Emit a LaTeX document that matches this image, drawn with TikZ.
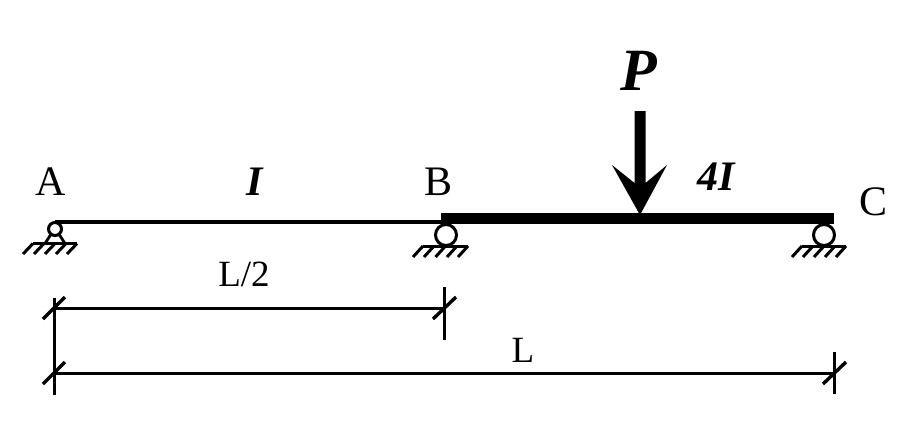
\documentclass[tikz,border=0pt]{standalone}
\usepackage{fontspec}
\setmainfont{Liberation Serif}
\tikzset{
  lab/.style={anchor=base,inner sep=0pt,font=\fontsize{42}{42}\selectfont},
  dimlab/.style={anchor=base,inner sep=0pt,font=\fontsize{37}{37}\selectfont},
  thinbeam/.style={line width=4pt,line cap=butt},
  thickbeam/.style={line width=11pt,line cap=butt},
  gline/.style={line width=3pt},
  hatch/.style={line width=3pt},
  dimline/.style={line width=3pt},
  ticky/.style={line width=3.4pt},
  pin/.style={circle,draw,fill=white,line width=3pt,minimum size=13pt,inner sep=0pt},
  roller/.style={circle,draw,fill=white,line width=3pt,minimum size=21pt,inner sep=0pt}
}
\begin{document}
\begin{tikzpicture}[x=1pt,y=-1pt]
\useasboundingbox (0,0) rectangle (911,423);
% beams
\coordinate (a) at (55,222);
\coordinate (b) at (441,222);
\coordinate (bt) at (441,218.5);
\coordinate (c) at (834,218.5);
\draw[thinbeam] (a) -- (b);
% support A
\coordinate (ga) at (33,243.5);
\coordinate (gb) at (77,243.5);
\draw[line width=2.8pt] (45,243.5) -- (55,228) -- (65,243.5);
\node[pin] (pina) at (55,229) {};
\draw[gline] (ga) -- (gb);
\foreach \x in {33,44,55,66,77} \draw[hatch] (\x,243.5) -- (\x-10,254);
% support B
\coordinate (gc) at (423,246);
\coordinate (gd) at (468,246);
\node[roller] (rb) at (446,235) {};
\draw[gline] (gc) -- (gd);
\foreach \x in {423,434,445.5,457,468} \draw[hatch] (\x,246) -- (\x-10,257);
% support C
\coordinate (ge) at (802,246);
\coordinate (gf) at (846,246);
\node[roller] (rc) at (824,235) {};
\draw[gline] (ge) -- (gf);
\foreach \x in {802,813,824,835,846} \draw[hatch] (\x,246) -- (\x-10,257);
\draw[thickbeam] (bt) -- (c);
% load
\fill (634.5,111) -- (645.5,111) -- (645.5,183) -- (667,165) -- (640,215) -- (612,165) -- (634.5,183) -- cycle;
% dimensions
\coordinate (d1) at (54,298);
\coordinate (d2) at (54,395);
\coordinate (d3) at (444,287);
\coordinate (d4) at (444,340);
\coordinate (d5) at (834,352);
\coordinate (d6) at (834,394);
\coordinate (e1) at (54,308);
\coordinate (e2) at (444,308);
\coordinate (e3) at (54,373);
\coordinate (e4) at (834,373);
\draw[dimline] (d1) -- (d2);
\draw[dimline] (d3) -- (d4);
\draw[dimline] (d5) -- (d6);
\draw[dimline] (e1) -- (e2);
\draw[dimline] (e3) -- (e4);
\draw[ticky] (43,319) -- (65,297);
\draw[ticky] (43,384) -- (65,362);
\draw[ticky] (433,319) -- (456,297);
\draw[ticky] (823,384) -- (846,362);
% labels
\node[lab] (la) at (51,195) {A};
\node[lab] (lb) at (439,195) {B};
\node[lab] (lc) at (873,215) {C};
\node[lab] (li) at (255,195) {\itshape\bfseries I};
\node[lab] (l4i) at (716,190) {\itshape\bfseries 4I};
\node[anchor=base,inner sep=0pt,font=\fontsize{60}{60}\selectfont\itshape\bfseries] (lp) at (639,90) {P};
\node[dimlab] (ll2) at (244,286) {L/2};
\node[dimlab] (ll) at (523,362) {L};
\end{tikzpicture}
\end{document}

§ The exercise: Take the listing above and restate it word for word, without its pictures.

§ Result for this exercise:
Emit a LaTeX document that matches this image, drawn with TikZ.
\documentclass[tikz,border=0pt]{standalone}
\usepackage{fontspec}
\setmainfont{Liberation Serif}
\tikzset{
  lab/.style={anchor=base,inner sep=0pt,font=\fontsize{42}{42}\selectfont},
  dimlab/.style={anchor=base,inner sep=0pt,font=\fontsize{37}{37}\selectfont},
  thinbeam/.style={line width=4pt,line cap=butt},
  thickbeam/.style={line width=11pt,line cap=butt},
  gline/.style={line width=3pt},
  hatch/.style={line width=3pt},
  dimline/.style={line width=3pt},
  ticky/.style={line width=3.4pt},
  pin/.style={circle,draw,fill=white,line width=3pt,minimum size=13pt,inner sep=0pt},
  roller/.style={circle,draw,fill=white,line width=3pt,minimum size=21pt,inner sep=0pt}
}
\begin{document}
\begin{tikzpicture}[x=1pt,y=-1pt]
\useasboundingbox (0,0) rectangle (911,423);
% beams
\coordinate (a) at (55,222);
\coordinate (b) at (441,222);
\coordinate (bt) at (441,218.5);
\coordinate (c) at (834,218.5);
\draw[thinbeam] (a) -- (b);
% support A
\coordinate (ga) at (33,243.5);
\coordinate (gb) at (77,243.5);
\draw[line width=2.8pt] (45,243.5) -- (55,228) -- (65,243.5);
\node[pin] (pina) at (55,229) {};
\draw[gline] (ga) -- (gb);
\foreach \x in {33,44,55,66,77} \draw[hatch] (\x,243.5) -- (\x-10,254);
% support B
\coordinate (gc) at (423,246);
\coordinate (gd) at (468,246);
\node[roller] (rb) at (446,235) {};
\draw[gline] (gc) -- (gd);
\foreach \x in {423,434,445.5,457,468} \draw[hatch] (\x,246) -- (\x-10,257);
% support C
\coordinate (ge) at (802,246);
\coordinate (gf) at (846,246);
\node[roller] (rc) at (824,235) {};
\draw[gline] (ge) -- (gf);
\foreach \x in {802,813,824,835,846} \draw[hatch] (\x,246) -- (\x-10,257);
\draw[thickbeam] (bt) -- (c);
% load
\fill (634.5,111) -- (645.5,111) -- (645.5,183) -- (667,165) -- (640,215) -- (612,165) -- (634.5,183) -- cycle;
% dimensions
\coordinate (d1) at (54,298);
\coordinate (d2) at (54,395);
\coordinate (d3) at (444,287);
\coordinate (d4) at (444,340);
\coordinate (d5) at (834,352);
\coordinate (d6) at (834,394);
\coordinate (e1) at (54,308);
\coordinate (e2) at (444,308);
\coordinate (e3) at (54,373);
\coordinate (e4) at (834,373);
\draw[dimline] (d1) -- (d2);
\draw[dimline] (d3) -- (d4);
\draw[dimline] (d5) -- (d6);
\draw[dimline] (e1) -- (e2);
\draw[dimline] (e3) -- (e4);
\draw[ticky] (43,319) -- (65,297);
\draw[ticky] (43,384) -- (65,362);
\draw[ticky] (433,319) -- (456,297);
\draw[ticky] (823,384) -- (846,362);
% labels
\node[lab] (la) at (51,195) {A};
\node[lab] (lb) at (439,195) {B};
\node[lab] (lc) at (873,215) {C};
\node[lab] (li) at (255,195) {\itshape\bfseries I};
\node[lab] (l4i) at (716,190) {\itshape\bfseries 4I};
\node[anchor=base,inner sep=0pt,font=\fontsize{60}{60}\selectfont\itshape\bfseries] (lp) at (639,90) {P};
\node[dimlab] (ll2) at (244,286) {L/2};
\node[dimlab] (ll) at (523,362) {L};
\end{tikzpicture}
\end{document}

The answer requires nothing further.